COLLINS v. FELDER
United States Court of Appeals, Second Circuit (2019)
Facts
- Peter Collins, a shareholder in 400 West 14th, Inc., alleged legal malpractice against his former attorneys in connection with their representation during an arbitration proceeding.
- Collins and another shareholder initially hired Nicholas R. Perrella to sue two other shareholders for mismanagement and financial misconduct.
- Later, Raoul Felder and Daniel B. Nottes replaced Perrella as legal representatives.
- The case was moved to arbitration by order of the New York Supreme Court.
- During arbitration, Collins's claims were denied, and the panel concluded all shareholders, including Collins, were complicit in a tax evasion scheme.
- Collins was ordered to pay $17,000 and account for an additional $40,000.
- Collins sued his attorneys for malpractice, but the district court dismissed the complaint, ruling he failed to show the attorneys' negligence caused his loss.
- Collins's appeal was also dismissed, with the court affirming the lower court's decision.
Issue
- The issue was whether Collins adequately alleged that the attorneys' purported negligence was the actual and proximate cause of his unfavorable outcome in the arbitration.
Holding — Per Curiam
- The U.S. Court of Appeals for the Second Circuit affirmed the district court's decision to dismiss Collins's complaint for failure to state a claim, concluding that Collins did not adequately demonstrate that his attorneys' actions caused his damages.
Rule
- To prove legal malpractice, a plaintiff must show that the attorney's negligence was a proximate cause of the injury and that the outcome would have been different but for the attorney's actions.
Reasoning
- The U.S. Court of Appeals for the Second Circuit reasoned that Collins did not adequately plead that his attorneys' alleged negligence was the proximate cause of his unfavorable arbitration outcome.
- The court noted that to succeed in a legal malpractice claim, Collins needed to show that a different outcome would have resulted if not for his attorneys' conduct.
- The court emphasized that the arbitration panel's decision was primarily based on Collins's own admissions of involvement in a tax evasion scheme, rather than any alleged negligence by the attorneys.
- Collins's claims lacked specific factual allegations demonstrating how his attorneys' alleged failures would have changed the arbitration result.
- The court found that the assertions in Collins's complaint were speculative and did not establish a plausible connection between the attorneys' actions and the arbitration decision.
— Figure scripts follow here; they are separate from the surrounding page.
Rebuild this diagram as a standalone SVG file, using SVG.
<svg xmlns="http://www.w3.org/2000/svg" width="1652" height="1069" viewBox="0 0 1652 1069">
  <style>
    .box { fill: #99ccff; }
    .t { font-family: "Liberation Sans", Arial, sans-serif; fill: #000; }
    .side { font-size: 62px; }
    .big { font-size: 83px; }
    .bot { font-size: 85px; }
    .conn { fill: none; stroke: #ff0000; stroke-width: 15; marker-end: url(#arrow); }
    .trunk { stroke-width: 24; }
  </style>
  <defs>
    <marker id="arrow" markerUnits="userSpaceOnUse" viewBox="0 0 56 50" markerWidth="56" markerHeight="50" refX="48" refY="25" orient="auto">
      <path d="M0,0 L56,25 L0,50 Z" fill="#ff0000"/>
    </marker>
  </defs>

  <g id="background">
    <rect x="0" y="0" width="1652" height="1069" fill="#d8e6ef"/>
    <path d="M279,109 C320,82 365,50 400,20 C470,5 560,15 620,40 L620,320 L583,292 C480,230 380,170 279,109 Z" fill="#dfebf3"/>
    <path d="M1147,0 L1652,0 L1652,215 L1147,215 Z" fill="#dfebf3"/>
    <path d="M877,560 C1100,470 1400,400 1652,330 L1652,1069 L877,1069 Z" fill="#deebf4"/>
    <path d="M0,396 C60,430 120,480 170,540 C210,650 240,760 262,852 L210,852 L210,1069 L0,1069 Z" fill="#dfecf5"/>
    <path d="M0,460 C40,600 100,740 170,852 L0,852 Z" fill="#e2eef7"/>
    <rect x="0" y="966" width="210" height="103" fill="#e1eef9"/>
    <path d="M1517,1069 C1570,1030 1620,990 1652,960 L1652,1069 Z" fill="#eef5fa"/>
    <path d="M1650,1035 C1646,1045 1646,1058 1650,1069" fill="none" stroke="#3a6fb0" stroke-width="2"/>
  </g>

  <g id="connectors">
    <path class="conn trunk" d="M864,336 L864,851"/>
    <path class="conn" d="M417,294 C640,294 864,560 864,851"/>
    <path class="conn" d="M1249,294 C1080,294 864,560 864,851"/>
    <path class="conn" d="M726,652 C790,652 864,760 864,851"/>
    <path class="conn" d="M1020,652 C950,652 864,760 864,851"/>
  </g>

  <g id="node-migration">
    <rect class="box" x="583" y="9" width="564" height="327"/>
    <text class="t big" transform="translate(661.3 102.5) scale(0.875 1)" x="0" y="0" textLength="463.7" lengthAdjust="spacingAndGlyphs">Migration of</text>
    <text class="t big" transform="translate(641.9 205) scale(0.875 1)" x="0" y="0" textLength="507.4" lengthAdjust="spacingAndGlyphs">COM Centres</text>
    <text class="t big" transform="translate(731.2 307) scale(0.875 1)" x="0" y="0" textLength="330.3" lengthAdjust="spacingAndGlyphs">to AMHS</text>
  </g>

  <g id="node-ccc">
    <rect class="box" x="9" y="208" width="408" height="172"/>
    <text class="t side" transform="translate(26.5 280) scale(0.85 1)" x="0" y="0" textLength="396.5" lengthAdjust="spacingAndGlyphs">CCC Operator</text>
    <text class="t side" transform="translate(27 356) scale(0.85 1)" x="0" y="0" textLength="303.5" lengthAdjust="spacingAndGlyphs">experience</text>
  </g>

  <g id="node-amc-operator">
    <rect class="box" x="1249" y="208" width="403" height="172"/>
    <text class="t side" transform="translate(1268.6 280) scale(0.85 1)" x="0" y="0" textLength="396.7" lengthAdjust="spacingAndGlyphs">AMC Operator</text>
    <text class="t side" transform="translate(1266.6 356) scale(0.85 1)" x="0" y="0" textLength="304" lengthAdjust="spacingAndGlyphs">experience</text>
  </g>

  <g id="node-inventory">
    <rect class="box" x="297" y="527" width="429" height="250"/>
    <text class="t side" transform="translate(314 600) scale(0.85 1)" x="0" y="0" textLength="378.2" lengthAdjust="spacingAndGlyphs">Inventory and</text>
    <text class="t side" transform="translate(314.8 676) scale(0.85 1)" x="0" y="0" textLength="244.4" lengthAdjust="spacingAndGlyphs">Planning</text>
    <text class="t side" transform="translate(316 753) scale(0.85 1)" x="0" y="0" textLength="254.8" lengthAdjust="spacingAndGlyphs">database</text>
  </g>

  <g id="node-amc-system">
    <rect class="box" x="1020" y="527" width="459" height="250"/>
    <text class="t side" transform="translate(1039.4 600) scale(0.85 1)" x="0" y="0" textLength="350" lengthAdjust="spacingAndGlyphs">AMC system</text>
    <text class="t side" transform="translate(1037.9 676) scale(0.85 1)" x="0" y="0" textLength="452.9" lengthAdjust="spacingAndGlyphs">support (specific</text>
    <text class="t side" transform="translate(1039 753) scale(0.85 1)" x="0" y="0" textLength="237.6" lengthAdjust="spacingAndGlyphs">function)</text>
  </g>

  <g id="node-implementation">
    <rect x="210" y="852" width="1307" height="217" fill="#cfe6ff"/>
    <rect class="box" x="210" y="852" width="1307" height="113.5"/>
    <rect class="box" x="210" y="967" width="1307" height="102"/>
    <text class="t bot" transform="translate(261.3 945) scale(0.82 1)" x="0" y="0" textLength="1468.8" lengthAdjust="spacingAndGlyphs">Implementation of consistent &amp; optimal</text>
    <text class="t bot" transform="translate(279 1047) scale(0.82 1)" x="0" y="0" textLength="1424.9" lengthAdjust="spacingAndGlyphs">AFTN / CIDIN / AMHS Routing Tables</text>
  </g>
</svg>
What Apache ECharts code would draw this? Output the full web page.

Deep Dive: How the Court Reached Its Decision
Standard for Legal Malpractice Claims
The U.S. Court of Appeals for the Second Circuit outlined the standard for legal malpractice claims under New York law. To prevail, a plaintiff must demonstrate that the attorney was negligent, that such negligence was a proximate cause of the injury, and that the plaintiff suffered actual and ascertainable damages. Moreover, the plaintiff must show that but for the attorney's negligence, the outcome of the underlying proceeding would have been different. This requires presenting facts that allow a reasonable fact-finder to conclude that the result would have changed if the attorney had acted differently.
Proximate Cause and Speculation
The court emphasized that Collins failed to establish proximate causation between the attorneys' alleged negligence and his unfavorable arbitration outcome. The complaint lacked specific factual allegations to demonstrate how proper performance by the attorneys would have changed the result. Collins's assertions were deemed speculative, as they did not provide a plausible connection between the attorneys' actions and the arbitration decision. The court highlighted that mere speculation is insufficient to sustain a legal malpractice claim.
Arbitration Panel's Decision Basis
The court noted that the arbitration panel's decision was based primarily on Collins's own admissions, rather than any alleged negligence by his attorneys. Collins admitted to being involved in a tax evasion scheme common to all shareholders, which was central to the panel's conclusions. The panel found that all shareholders, including Collins, were complicit in concealing cash receipts, and this finding was independent of the accuracy of the amended tax returns submitted by the shareholder-defendants. Therefore, the panel's decision rested on evidence and admissions outside the scope of the attorneys' alleged negligence.
Failure to Plead Causation
The court found that Collins did not adequately plead causation in his complaint. Though he claimed that his attorneys' alleged failures led to the unfavorable arbitration outcome, he did not provide specifics on how the performance would have resulted in a different decision. The court found that Collins's arguments did not plausibly suggest that the arbitration panel would have reached a different conclusion absent the alleged negligence. Without concrete allegations illustrating a direct link between the attorneys' conduct and the arbitration result, the malpractice claim could not stand.
Conclusion of the Court
The U.S. Court of Appeals for the Second Circuit affirmed the district court's judgment dismissing Collins's complaint. The court concluded that Collins failed to meet the burden of demonstrating that his attorneys' alleged negligence was the proximate cause of his damages. Since the arbitration panel's decision was grounded in Collins's own admissions and conduct, the allegations of attorney negligence did not plausibly alter the arbitration outcome. The dismissal was appropriate, as Collins did not present a viable legal malpractice claim under the applicable legal standards.